I grabbed my stethoscope and listened to the filly’s abdomen: loud rumblings in all four quadrants. Patting her on the neck I said, "She sounds really good, just keep an eye on her and call me if anything looks funny to you."
"You know I will Karen. Umm, I hate to bring it up, but you look awful. Did you get any sleep last night?" Joanne was a good friend as well as a client, so I wasn’t too surprised at her frank assessment.
"Only a couple of hours. I had two more emergencies after I left your place," I said.
"Ouch." Joanne frowned. "That’s been happening a lot lately, hasn’t it?"
"Yeah, and I hate to say it, but it’s really starting to get to me. I’m beginning to dread having to face anything more rigorous than pulling a Coggins or giving vaccines."
"Sounds like a classic case of burnout. You need to take more time away from work, you know," Joanne commented as I climbed back into the truck.
"I hope you’re not charging me for this session," I replied and pulled away.
With the help of regular doses of caffeine, I made it through the rest of day and was starting to think that I might get home on time when the clinic’s receptionist called over the intercom, “Dr. Karen, Joanne Haire is on line two and says she needs to talk to you.”
"Oh no," I groaned, picking up the phone. "What’s wrong Joanne?"
"I think you need to come back out here after you’re done at the clinic."
"Is it Piper? Is she starting to colic again?" I asked.
"No," she replied. "I’d rather not go into it on the phone. Just get out here when you’ve got a moment, OK?"
"Cut the crap, Joanne, what’s going on?" I said.
She laughed. "Gee, I hope you don’t talk to all your clients like that," and hung up.
For the third time in less than 24 hours, I parked in front of Joanne’s barn and saw her leading a big chestnut gelding towards me.

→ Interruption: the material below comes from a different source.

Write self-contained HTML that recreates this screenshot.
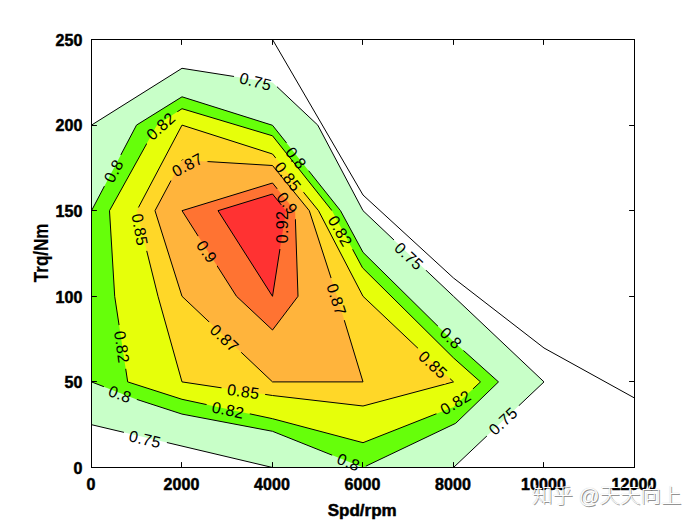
<!DOCTYPE html>
<html lang="zh"><head><meta charset="utf-8"><title>Efficiency map</title>
<style>
html,body{margin:0;padding:0;background:#fff;}
body{width:700px;height:525px;overflow:hidden;position:relative;font-family:"Liberation Sans","Noto Sans CJK SC",sans-serif;}
svg{position:absolute;left:0;top:0;display:block;}
.tick{font:bold 16px "Liberation Sans",sans-serif;fill:#000;stroke:#000;stroke-width:.5px;letter-spacing:.1px;}
.cl{font:16px "Liberation Sans",sans-serif;fill:#000;text-anchor:middle;letter-spacing:.3px;}
.ln{fill:none;stroke:#000;stroke-width:1;stroke-linejoin:miter;}
.wm{position:absolute;left:532px;top:482px;font:300 20.5px/28px "Liberation Sans","Noto Sans CJK SC",sans-serif;color:#fff;white-space:nowrap;
 text-shadow:1px 1px 0 rgba(0,0,0,.42),0 0 1px rgba(0,0,0,.3);letter-spacing:0;}
</style></head><body>
<svg width="700" height="525" viewBox="0 0 700 525">
<rect x="0" y="0" width="700" height="525" fill="#fff"/>

<defs>
<mask id="m0_75" maskUnits="userSpaceOnUse" x="0" y="0" width="700" height="525"><rect width="700" height="525" fill="#fff"/>
<rect x="233.43" y="75.00" width="44.14" height="13.00" fill="#000" transform="rotate(14 255.50 81.50)"/>
<rect x="386.93" y="249.50" width="44.14" height="13.00" fill="#000" transform="rotate(43 409.00 256.00)"/>
<rect x="122.93" y="432.70" width="44.14" height="13.00" fill="#000" transform="rotate(13 145.00 439.20)"/>
<rect x="480.93" y="414.50" width="44.14" height="13.00" fill="#000" transform="rotate(-43 503.00 421.00)"/>
</mask>
<mask id="m0_8" maskUnits="userSpaceOnUse" x="0" y="0" width="700" height="525"><rect width="700" height="525" fill="#fff"/>
<rect x="95.88" y="164.50" width="35.24" height="13.00" fill="#000" transform="rotate(-62 113.50 171.00)"/>
<rect x="278.38" y="151.50" width="35.24" height="13.00" fill="#000" transform="rotate(52 296.00 158.00)"/>
<rect x="102.38" y="387.50" width="35.24" height="13.00" fill="#000" transform="rotate(20 120.00 394.00)"/>
<rect x="330.88" y="455.50" width="35.24" height="13.00" fill="#000" transform="rotate(22 348.50 462.00)"/>
<rect x="433.38" y="331.50" width="35.24" height="13.00" fill="#000" transform="rotate(44 451.00 338.00)"/>
</mask>
<mask id="m0_82" maskUnits="userSpaceOnUse" x="0" y="0" width="700" height="525"><rect width="700" height="525" fill="#fff"/>
<rect x="138.63" y="119.70" width="44.14" height="13.00" fill="#000" transform="rotate(-42 160.70 126.20)"/>
<rect x="318.23" y="224.50" width="44.14" height="13.00" fill="#000" transform="rotate(60 340.30 231.00)"/>
<rect x="99.93" y="340.50" width="44.14" height="13.00" fill="#000" transform="rotate(82 122.00 347.00)"/>
<rect x="205.93" y="403.50" width="44.14" height="13.00" fill="#000" transform="rotate(12 228.00 410.00)"/>
<rect x="433.43" y="396.00" width="44.14" height="13.00" fill="#000" transform="rotate(-31 455.50 402.50)"/>
</mask>
<mask id="m0_85" maskUnits="userSpaceOnUse" x="0" y="0" width="700" height="525"><rect width="700" height="525" fill="#fff"/>
<rect x="265.83" y="169.90" width="44.14" height="13.00" fill="#000" transform="rotate(52 287.90 176.40)"/>
<rect x="117.83" y="223.20" width="44.14" height="13.00" fill="#000" transform="rotate(80 139.90 229.70)"/>
<rect x="221.23" y="384.80" width="44.14" height="13.00" fill="#000" transform="rotate(8 243.30 391.30)"/>
<rect x="410.93" y="358.00" width="44.14" height="13.00" fill="#000" transform="rotate(43 433.00 364.50)"/>
</mask>
<mask id="m0_87" maskUnits="userSpaceOnUse" x="0" y="0" width="700" height="525"><rect width="700" height="525" fill="#fff"/>
<rect x="165.23" y="158.30" width="44.14" height="13.00" fill="#000" transform="rotate(-28 187.30 164.80)"/>
<rect x="314.53" y="292.90" width="44.14" height="13.00" fill="#000" transform="rotate(72 336.60 299.40)"/>
<rect x="202.43" y="331.50" width="44.14" height="13.00" fill="#000" transform="rotate(43 224.50 338.00)"/>
</mask>
<mask id="m0_9" maskUnits="userSpaceOnUse" x="0" y="0" width="700" height="525"><rect width="700" height="525" fill="#fff"/>
<rect x="269.68" y="196.80" width="35.24" height="13.00" fill="#000" transform="rotate(53 287.30 203.30)"/>
<rect x="189.08" y="245.10" width="35.24" height="13.00" fill="#000" transform="rotate(55 206.70 251.60)"/>
</mask>
<mask id="m0_92" maskUnits="userSpaceOnUse" x="0" y="0" width="700" height="525"><rect width="700" height="525" fill="#fff"/>
<rect x="259.93" y="220.50" width="44.14" height="13.00" fill="#000" transform="rotate(-90 282.00 227.00)"/>
</mask>
</defs>
<polygon points="91.50,125.10 182.00,68.30 272.50,82.50 317.75,125.10 363.00,210.70 453.50,296.30 544.00,381.90 453.50,467.50 272.50,467.50 91.50,424.70" fill="#c8ffc8"/>
<polygon points="91.50,210.70 136.50,125.10 182.00,96.80 272.50,125.30 340.50,210.70 363.00,252.30 453.50,341.60 498.50,381.90 455.70,423.30 363.00,467.50 272.50,431.30 182.00,414.10 136.75,399.40 91.50,381.90" fill="#66ff0a"/>
<polygon points="109.50,210.70 157.00,125.10 182.00,108.70 272.50,135.80 332.00,210.70 362.50,267.80 453.50,357.90 480.50,381.90 453.50,407.00 363.00,442.70 272.50,418.70 182.00,399.30 127.70,381.90 114.70,296.30" fill="#e6ff0a"/>
<polygon points="136.75,210.70 182.00,125.10 272.50,154.00 318.50,210.70 363.00,296.30 453.50,381.90 363.00,406.00 272.50,395.50 182.00,381.90 158.00,296.30" fill="#ffd728"/>
<polygon points="155.00,210.70 182.00,160.00 272.50,165.50 309.30,210.70 337.00,296.30 363.00,381.90 272.50,381.90 182.00,296.30" fill="#ffb43c"/>
<polygon points="182.00,210.70 272.50,183.00 295.10,210.70 298.00,296.30 272.50,330.00 236.50,296.30" fill="#ff7332"/>
<polygon points="218.00,210.70 272.50,194.00 286.00,210.70 272.50,296.30" fill="#ff3232"/>
<g mask="url(#m0_75)">
<polyline class="ln" points="91.50,125.10 182.00,68.30 272.50,82.50 317.75,125.10 363.00,210.70 453.50,296.30 544.00,381.90 453.50,467.50"/>
<polyline class="ln" points="272.50,467.50 91.50,424.70"/>
</g>
<g mask="url(#m0_8)">
<polyline class="ln" points="91.50,210.70 136.50,125.10 182.00,96.80 272.50,125.30 340.50,210.70 363.00,252.30 453.50,341.60 498.50,381.90 455.70,423.30 363.00,467.50 272.50,431.30 182.00,414.10 136.75,399.40 91.50,381.90"/>
</g>
<g mask="url(#m0_82)">
<polyline class="ln" points="109.50,210.70 157.00,125.10 182.00,108.70 272.50,135.80 332.00,210.70 362.50,267.80 453.50,357.90 480.50,381.90 453.50,407.00 363.00,442.70 272.50,418.70 182.00,399.30 127.70,381.90 114.70,296.30 109.50,210.70"/>
</g>
<g mask="url(#m0_85)">
<polyline class="ln" points="136.75,210.70 182.00,125.10 272.50,154.00 318.50,210.70 363.00,296.30 453.50,381.90 363.00,406.00 272.50,395.50 182.00,381.90 158.00,296.30 136.75,210.70"/>
</g>
<g mask="url(#m0_87)">
<polyline class="ln" points="155.00,210.70 182.00,160.00 272.50,165.50 309.30,210.70 337.00,296.30 363.00,381.90 272.50,381.90 182.00,296.30 155.00,210.70"/>
</g>
<g mask="url(#m0_9)">
<polyline class="ln" points="182.00,210.70 272.50,183.00 295.10,210.70 298.00,296.30 272.50,330.00 236.50,296.30 182.00,210.70"/>
</g>
<g mask="url(#m0_92)">
<polyline class="ln" points="218.00,210.70 272.50,194.00 286.00,210.70 272.50,296.30 218.00,210.70"/>
</g>
<polyline class="ln" points="272.50,39.50 363.00,195.00 453.50,278.00 544.00,348.00 634.50,398.00"/>
<text class="cl" x="255.50" y="87.20" transform="rotate(14 255.50 81.50)">0.75</text>
<text class="cl" x="160.70" y="131.90" transform="rotate(-42 160.70 126.20)">0.82</text>
<text class="cl" x="113.50" y="176.70" transform="rotate(-62 113.50 171.00)">0.8</text>
<text class="cl" x="187.30" y="170.50" transform="rotate(-28 187.30 164.80)">0.87</text>
<text class="cl" x="296.00" y="163.70" transform="rotate(52 296.00 158.00)">0.8</text>
<text class="cl" x="287.90" y="182.10" transform="rotate(52 287.90 176.40)">0.85</text>
<text class="cl" x="287.30" y="209.00" transform="rotate(53 287.30 203.30)">0.9</text>
<text class="cl" x="282.00" y="232.70" transform="rotate(-90 282.00 227.00)">0.92</text>
<text class="cl" x="340.30" y="236.70" transform="rotate(60 340.30 231.00)">0.82</text>
<text class="cl" x="409.00" y="261.70" transform="rotate(43 409.00 256.00)">0.75</text>
<text class="cl" x="139.90" y="235.40" transform="rotate(80 139.90 229.70)">0.85</text>
<text class="cl" x="206.70" y="257.30" transform="rotate(55 206.70 251.60)">0.9</text>
<text class="cl" x="336.60" y="305.10" transform="rotate(72 336.60 299.40)">0.87</text>
<text class="cl" x="224.50" y="343.70" transform="rotate(43 224.50 338.00)">0.87</text>
<text class="cl" x="122.00" y="352.70" transform="rotate(82 122.00 347.00)">0.82</text>
<text class="cl" x="120.00" y="399.70" transform="rotate(20 120.00 394.00)">0.8</text>
<text class="cl" x="243.30" y="397.00" transform="rotate(8 243.30 391.30)">0.85</text>
<text class="cl" x="228.00" y="415.70" transform="rotate(12 228.00 410.00)">0.82</text>
<text class="cl" x="145.00" y="444.90" transform="rotate(13 145.00 439.20)">0.75</text>
<text class="cl" x="348.50" y="467.70" transform="rotate(22 348.50 462.00)">0.8</text>
<text class="cl" x="451.00" y="343.70" transform="rotate(44 451.00 338.00)">0.8</text>
<text class="cl" x="433.00" y="370.20" transform="rotate(43 433.00 364.50)">0.85</text>
<text class="cl" x="455.50" y="408.20" transform="rotate(-31 455.50 402.50)">0.82</text>
<text class="cl" x="503.00" y="426.70" transform="rotate(-43 503.00 421.00)">0.75</text>
<rect x="91.5" y="39.5" width="543.0" height="428.0" fill="none" stroke="#000" stroke-width="1"/>
<text class="tick" text-anchor="middle" x="90.90" y="490.3">0</text>
<path d="M181.50 467.50v-5.40M181.50 39.50v5.40" stroke="#000" stroke-width="1"/>
<text class="tick" text-anchor="middle" x="181.40" y="490.3">2000</text>
<path d="M272.50 467.50v-5.40M272.50 39.50v5.40" stroke="#000" stroke-width="1"/>
<text class="tick" text-anchor="middle" x="271.90" y="490.3">4000</text>
<path d="M362.50 467.50v-5.40M362.50 39.50v5.40" stroke="#000" stroke-width="1"/>
<text class="tick" text-anchor="middle" x="362.40" y="490.3">6000</text>
<path d="M453.50 467.50v-5.40M453.50 39.50v5.40" stroke="#000" stroke-width="1"/>
<text class="tick" text-anchor="middle" x="452.90" y="490.3">8000</text>
<path d="M543.50 467.50v-5.40M543.50 39.50v5.40" stroke="#000" stroke-width="1"/>
<text class="tick" text-anchor="middle" x="543.40" y="490.3">10000</text>
<text class="tick" text-anchor="middle" x="633.90" y="490.3">12000</text>
<text class="tick" text-anchor="end" x="82.6" y="473.70">0</text>
<path d="M91.50 381.50h5.40M634.50 381.50h-5.40" stroke="#000" stroke-width="1"/>
<text class="tick" text-anchor="end" x="82.6" y="388.10">50</text>
<path d="M91.50 296.50h5.40M634.50 296.50h-5.40" stroke="#000" stroke-width="1"/>
<text class="tick" text-anchor="end" x="82.6" y="302.50">100</text>
<path d="M91.50 210.50h5.40M634.50 210.50h-5.40" stroke="#000" stroke-width="1"/>
<text class="tick" text-anchor="end" x="82.6" y="216.90">150</text>
<path d="M91.50 125.50h5.40M634.50 125.50h-5.40" stroke="#000" stroke-width="1"/>
<text class="tick" text-anchor="end" x="82.6" y="131.30">200</text>
<text class="tick" text-anchor="end" x="82.6" y="45.70">250</text>
<text class="tick" style="font-size:17px;letter-spacing:0" text-anchor="middle" x="362.2" y="516.2">Spd/rpm</text>
<text class="tick" style="font-size:17px;letter-spacing:0;stroke-width:.15px" text-anchor="middle" x="0" y="0" transform="translate(47.7 252.9) rotate(-90) scale(1 1.23)">Trq/Nm</text>
</svg>
<div class="wm">知乎 @天天向上</div>
</body></html>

"All right, I’m here," I complained. "What seems to be the problem?"
"He’s the problem." Joanne gestured to the horse standing placidly at the end of his lead rope. "This is Togwotee. He’s a Thoroughbred, one of my brother’s claimers that he’ll sometimes hand off to me after retirement. I really didn’t know what to do with him until our conversation this morning. I spoke to my brother, and as soon as the paperwork goes through he’s yours.”
Scowling I asked, "Are you out of your mind? I don’t need a horse."
"Settle down," said Joanne, handing me the lead rope. "He can stay here. I’ll keep feeding and cleaning up after him. You just come out and have some fun. I have a feeling that the two of you could be good for each other."
"You really are crazy," I snapped, flinging the lead rope back at her and heading for my truck. "What am I supposed to do with some washed-up old claimer?" Togwotee pinned his ears.
Joanne yelled "He’ll be waiting for you" as I sped down the driveway.